The beta gauge's characteristics thus result in significantly less accurate readings when measuring compositions such as multi-layer plastic film constructions. This is especially true when mass and thickness measurements are required. The inaccuracy results from the fact that the relative composition of a multi-layer film varies. Therefore, the use of a single standard sample obtained from a multi-layer plastic sheet or film to derive mass and thickness measurements would not represent the composition of many or most of a sheet or film being produced. That is, the values for the beta gauge's primary calibration coefficients, (i.e., the absorption coefficient (KCM) and the density), would be accurate for the single standard sample but would not be accurate for most of the sheet or film which has been produced. The absorption coefficient and the composite density vary between such common low-density resins as polypropylene (PP) or polyethylene (PE), and such high-density, heteroatom-containing resins as nylon or polymethyl methacrylate (PMMA). Thus, relevant values for a composite absorption coefficient and a composite density of a multi-layer film can only be calculated if the composition of the film is known at each point on the film.

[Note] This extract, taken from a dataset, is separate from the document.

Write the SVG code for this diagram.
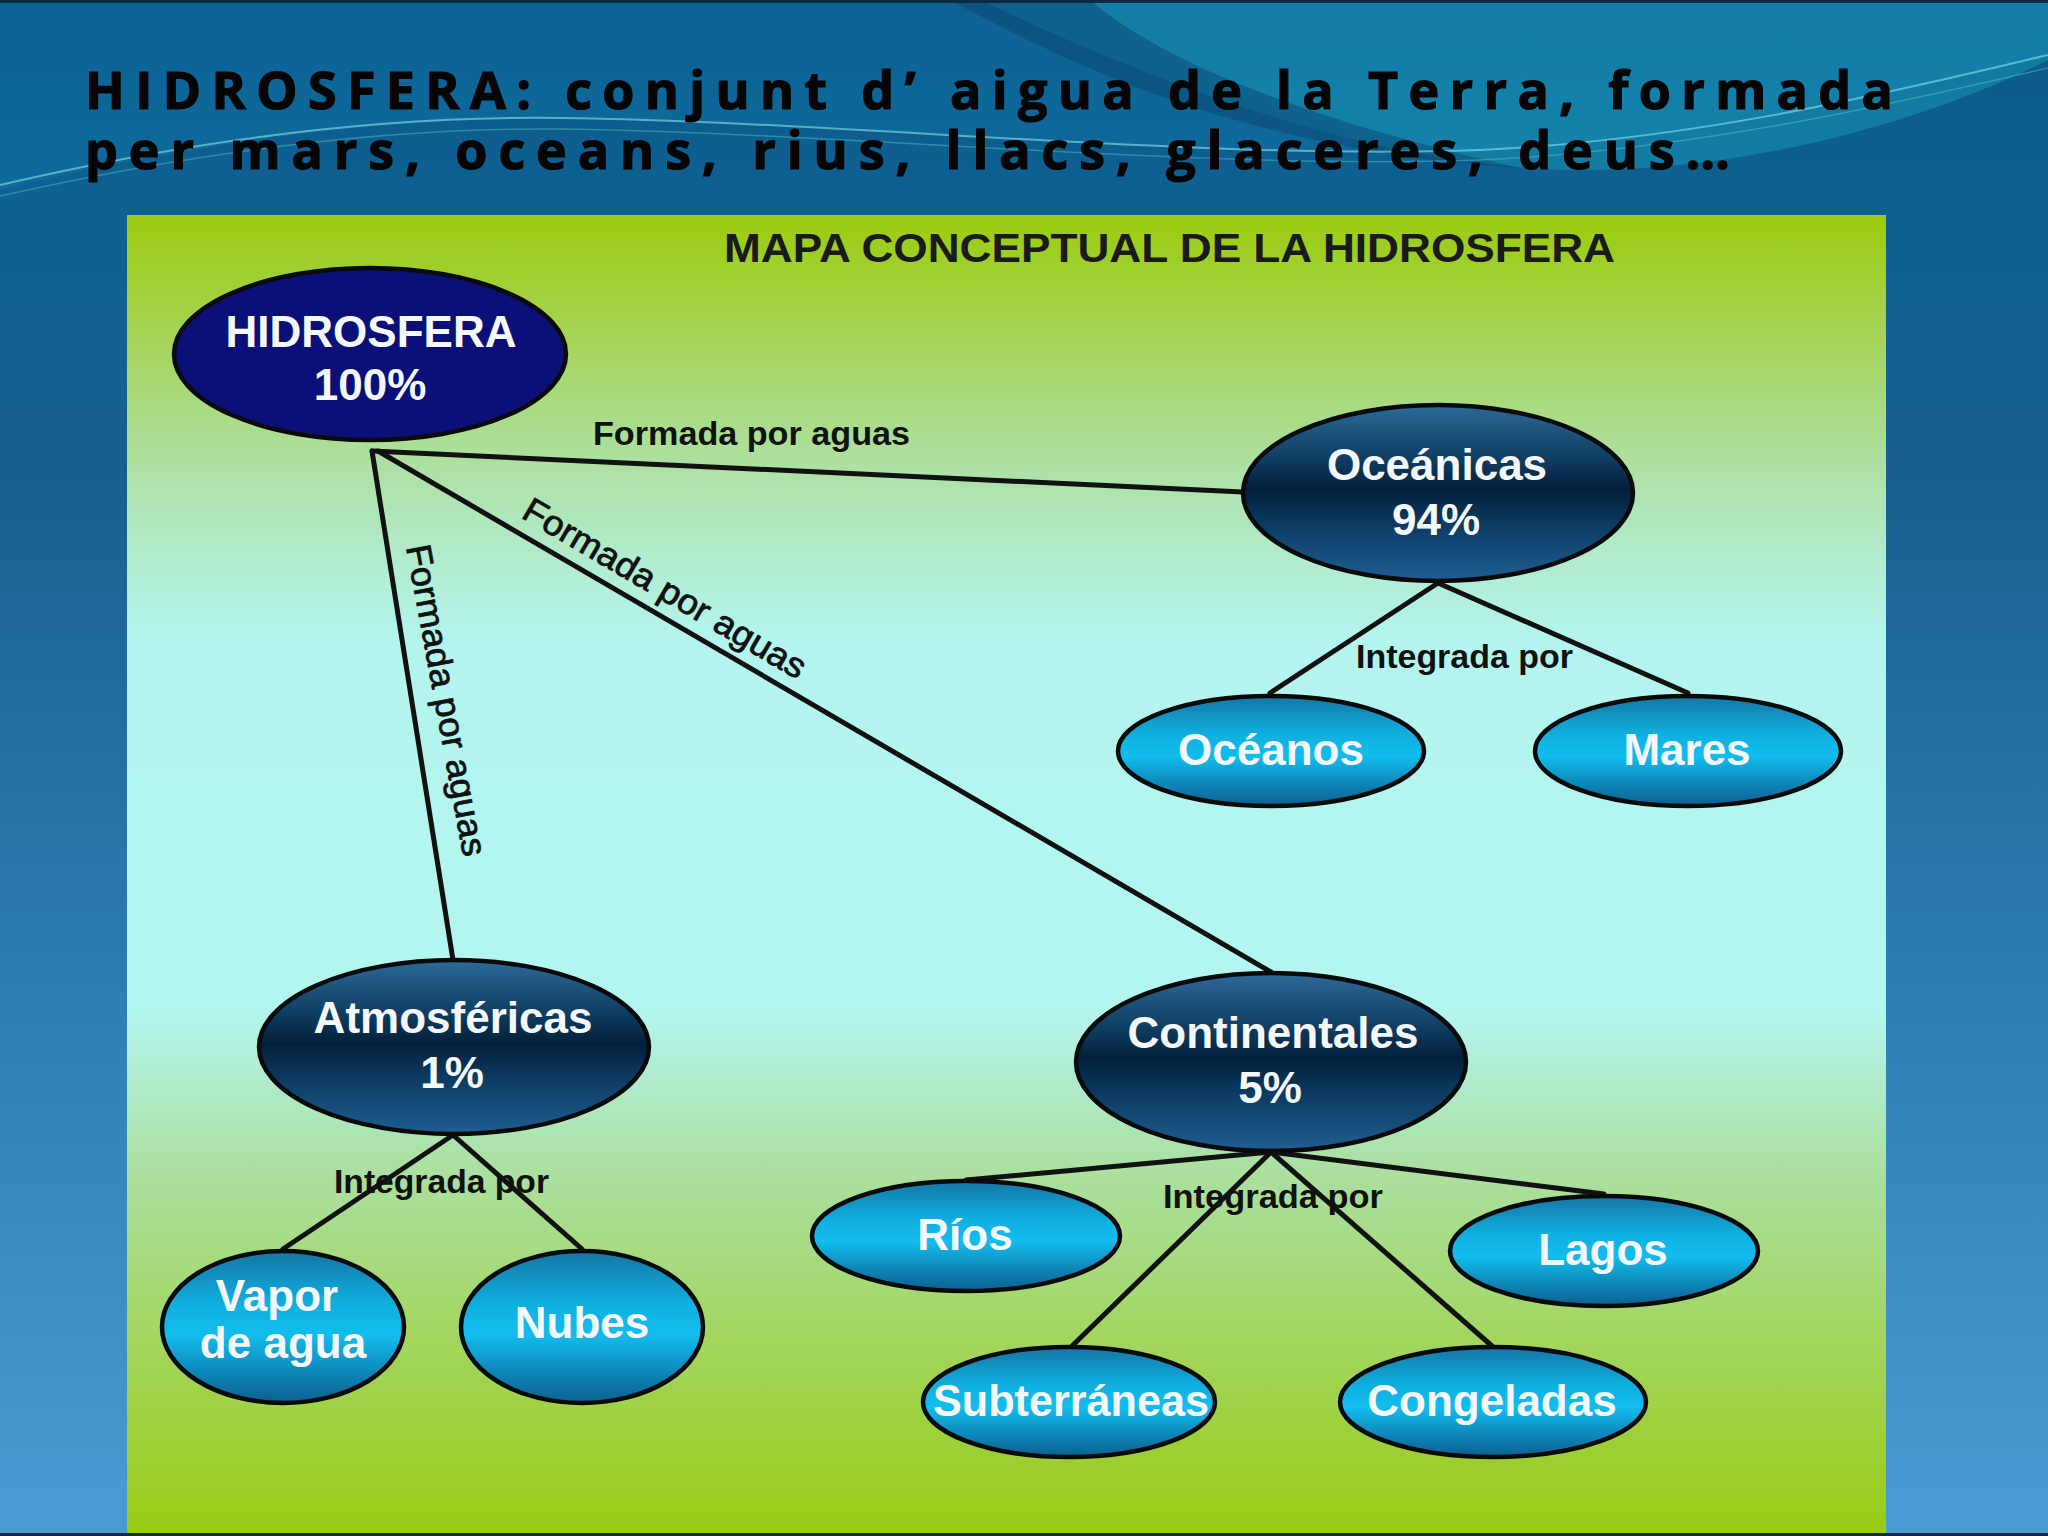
<svg xmlns="http://www.w3.org/2000/svg" width="2048" height="1536" viewBox="0 0 2048 1536">
<defs>
  <linearGradient id="bg" x1="0" y1="0" x2="0" y2="1">
    <stop offset="0" stop-color="#0c6294"/>
    <stop offset="0.12" stop-color="#0f6a9c"/>
    <stop offset="0.3" stop-color="#175f90"/>
    <stop offset="0.6" stop-color="#2b7aaf"/>
    <stop offset="1" stop-color="#4a9cd4"/>
  </linearGradient>
  <linearGradient id="shade" gradientUnits="userSpaceOnUse" x1="0" y1="60" x2="0" y2="420">
    <stop offset="0" stop-color="#0a4a78" stop-opacity="0.4"/>
    <stop offset="0.5" stop-color="#0a4a78" stop-opacity="0.25"/>
    <stop offset="1" stop-color="#0a4a78" stop-opacity="0"/>
  </linearGradient>
  <linearGradient id="panel" gradientUnits="userSpaceOnUse" x1="0" y1="215" x2="0" y2="1536">
    <stop offset="0" stop-color="#9bcc0c"/>
    <stop offset="0.1" stop-color="#a6d45e"/>
    <stop offset="0.2" stop-color="#aee2aa"/>
    <stop offset="0.32" stop-color="#b3f5ee"/>
    <stop offset="0.6" stop-color="#b3f6f0"/>
    <stop offset="0.72" stop-color="#abe0a2"/>
    <stop offset="0.86" stop-color="#a2d55a"/>
    <stop offset="1" stop-color="#98cb12"/>
  </linearGradient>
  <linearGradient id="dark" x1="0" y1="0" x2="0" y2="1">
    <stop offset="0" stop-color="#2c6a98"/>
    <stop offset="0.3" stop-color="#0f3e63"/>
    <stop offset="0.48" stop-color="#03203a"/>
    <stop offset="0.7" stop-color="#0d3d66"/>
    <stop offset="1" stop-color="#1f5f92"/>
  </linearGradient>
  <linearGradient id="light" x1="0" y1="0" x2="0" y2="1">
    <stop offset="0" stop-color="#1476a4"/>
    <stop offset="0.35" stop-color="#0fb0e0"/>
    <stop offset="0.55" stop-color="#12bdee"/>
    <stop offset="0.8" stop-color="#0e86b8"/>
    <stop offset="1" stop-color="#0b6090"/>
  </linearGradient>
  <style>
    .node { stroke: #0a0a0a; stroke-width: 4.5; }
    .d { fill: url(#dark); }
    .l { fill: url(#light); }
    .nt { font-family: "Liberation Sans", Arial, sans-serif; font-weight: bold; font-size: 44px; fill: #f4f8fa; text-anchor: middle; }
    .conn line { stroke: #111; stroke-width: 5; stroke-linecap: round; }
    .lab { font-family: "Liberation Sans", Arial, sans-serif; font-weight: bold; font-size: 33px; fill: #111; }
    .rlab { font-family: "Liberation Sans", Arial, sans-serif; font-size: 35px; fill: #111; stroke: #111; stroke-width: 0.8; }
    .head { font-family: "Open Sans", "Liberation Sans", sans-serif; font-weight: bold; font-size: 52px; fill: #050505; stroke: #050505; stroke-width: 1.2; }
  </style>
</defs>

<!-- slide background -->
<rect x="0" y="0" width="2048" height="1536" fill="url(#bg)"/>
<path d="M 0 190 C 200 140 400 115 600 118 C 900 125 1200 160 1480 150 C 1700 140 1900 90 2048 55 L 2048 420 L 0 420 Z" fill="url(#shade)"/>
<path d="M 980 0 C 1150 80 1350 160 1560 170 C 1760 175 1950 110 2048 60 L 2048 0 Z" fill="#1aa0bf" opacity="0.45"/>
<path d="M 950 0 C 1080 70 1250 150 1520 168 C 1300 118 1160 60 1090 0 Z" fill="#0a4670" opacity="0.5"/>
<path d="M 0 185 C 150 150 350 115 560 118 C 850 122 1200 160 1480 150 C 1700 140 1900 90 2048 55" fill="none" stroke="#86e4ea" stroke-width="2" opacity="0.6"/>
<path d="M 0 196 C 160 160 360 127 560 129 C 850 133 1200 170 1480 160 C 1700 150 1900 102 2048 68" fill="none" stroke="#5ccfd8" stroke-width="1.5" opacity="0.4"/>
<rect x="0" y="0" width="2048" height="3" fill="#0a2a45"/>

<!-- slide heading -->
<text class="head" x="85" y="109" textLength="1808" lengthAdjust="spacing">HIDROSFERA: conjunt d’ aigua de la Terra, formada</text>
<text class="head" x="85" y="169" textLength="1645" lengthAdjust="spacing">per mars, oceans, rius, llacs, glaceres, deus…</text>

<!-- concept map panel -->
<rect x="127" y="215" width="1759" height="1321" fill="url(#panel)"/>
<rect x="0" y="1533" width="2048" height="3" fill="#1a2a3a"/>
<text x="724" y="262" textLength="891" lengthAdjust="spacingAndGlyphs" style="font-family:'Liberation Sans',Arial,sans-serif;font-weight:bold;font-size:40px;fill:#1a1a1a">MAPA CONCEPTUAL DE LA HIDROSFERA</text>

<g id="connectors" class="conn">
  <line x1="372" y1="451" x2="1243" y2="492"/>
  <line x1="372" y1="451" x2="453" y2="960"/>
  <line x1="378" y1="451" x2="1271" y2="972"/>
  <line x1="1438" y1="583" x2="1270" y2="693"/>
  <line x1="1438" y1="583" x2="1688" y2="693"/>
  <line x1="453" y1="1135" x2="283" y2="1249"/>
  <line x1="453" y1="1135" x2="582" y2="1249"/>
  <line x1="1271" y1="1152" x2="966" y2="1180"/>
  <line x1="1271" y1="1152" x2="1604" y2="1194"/>
  <line x1="1271" y1="1152" x2="1072" y2="1346"/>
  <line x1="1271" y1="1152" x2="1492" y2="1346"/>
</g>

<g id="labels">
  <text class="lab" x="593" y="445" textLength="317" lengthAdjust="spacingAndGlyphs">Formada por aguas</text>
  <text class="rlab" transform="translate(520,517) rotate(30.4)" textLength="322" lengthAdjust="spacingAndGlyphs">Formada por aguas</text>
  <text class="rlab" transform="translate(406,547) rotate(79.5)" textLength="316" lengthAdjust="spacingAndGlyphs">Formada por aguas</text>
  <text class="lab" x="1356" y="668" textLength="217" lengthAdjust="spacingAndGlyphs">Integrada por</text>
  <text class="lab" x="334" y="1193" textLength="215" lengthAdjust="spacingAndGlyphs">Integrada por</text>
  <text class="lab" x="1163" y="1208" textLength="220" lengthAdjust="spacingAndGlyphs">Integrada por</text>
</g>

<g id="node-hidrosfera">
  <ellipse class="node" cx="370" cy="354" rx="196" ry="86" fill="#0b1079"/>
  <text class="nt" x="371" y="347">HIDROSFERA</text>
  <text class="nt" x="370" y="400">100%</text>
</g>
<g id="node-oceanicas">
  <ellipse class="node d" cx="1438" cy="493" rx="195" ry="88"/>
  <text class="nt" x="1437" y="480">Oceánicas</text>
  <text class="nt" x="1436" y="535">94%</text>
</g>
<g id="node-oceanos">
  <ellipse class="node l" cx="1271" cy="751" rx="153" ry="55"/>
  <text class="nt" x="1271" y="765">Océanos</text>
</g>
<g id="node-mares">
  <ellipse class="node l" cx="1688" cy="751" rx="153" ry="55"/>
  <text class="nt" x="1687" y="765">Mares</text>
</g>
<g id="node-atmosfericas">
  <ellipse class="node d" cx="454" cy="1047" rx="195" ry="87"/>
  <text class="nt" x="453" y="1033">Atmosféricas</text>
  <text class="nt" x="452" y="1088">1%</text>
</g>
<g id="node-vapor">
  <ellipse class="node l" cx="283" cy="1327" rx="121" ry="76"/>
  <text class="nt" x="277" y="1311">Vapor</text>
  <text class="nt" x="283" y="1358">de agua</text>
</g>
<g id="node-nubes">
  <ellipse class="node l" cx="582" cy="1327" rx="121" ry="76"/>
  <text class="nt" x="582" y="1338">Nubes</text>
</g>
<g id="node-continentales">
  <ellipse class="node d" cx="1271" cy="1062" rx="195" ry="89"/>
  <text class="nt" x="1273" y="1048">Continentales</text>
  <text class="nt" x="1270" y="1103">5%</text>
</g>
<g id="node-rios">
  <ellipse class="node l" cx="966" cy="1236" rx="154" ry="55"/>
  <text class="nt" x="965" y="1250">Ríos</text>
</g>
<g id="node-lagos">
  <ellipse class="node l" cx="1604" cy="1251" rx="154" ry="55"/>
  <text class="nt" x="1603" y="1265">Lagos</text>
</g>
<g id="node-subterraneas">
  <ellipse class="node l" cx="1069" cy="1402" rx="146" ry="55"/>
  <text class="nt" x="1071" y="1416" textLength="276" lengthAdjust="spacingAndGlyphs">Subterráneas</text>
</g>
<g id="node-congeladas">
  <ellipse class="node l" cx="1493" cy="1402" rx="153" ry="55"/>
  <text class="nt" x="1492" y="1416">Congeladas</text>
</g>
</svg>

One area where improved accuracy in such compositional information as mass and thickness would be desirable is in the production of a multi-layer film or sheet as referred to above. Here, it is often desirable to maintain a tight tolerance on total film thickness both across the film as well as along the film. However, a thickness profile calculated from a beta gauge alone is extremely inaccurate for a multi-layer film. Attempts to modify the ratio of one layer to the next during the production of such a multi-layer film using, for example, the single standard sample referred to previously, merely result in false, or improper, thickness adjustments.
Accordingly, there is a need for a method of obtaining compositional information for multi-layer compositions, such as multi-layer plastics, which approaches the accuracy of the measurements derived for single-layer compositions.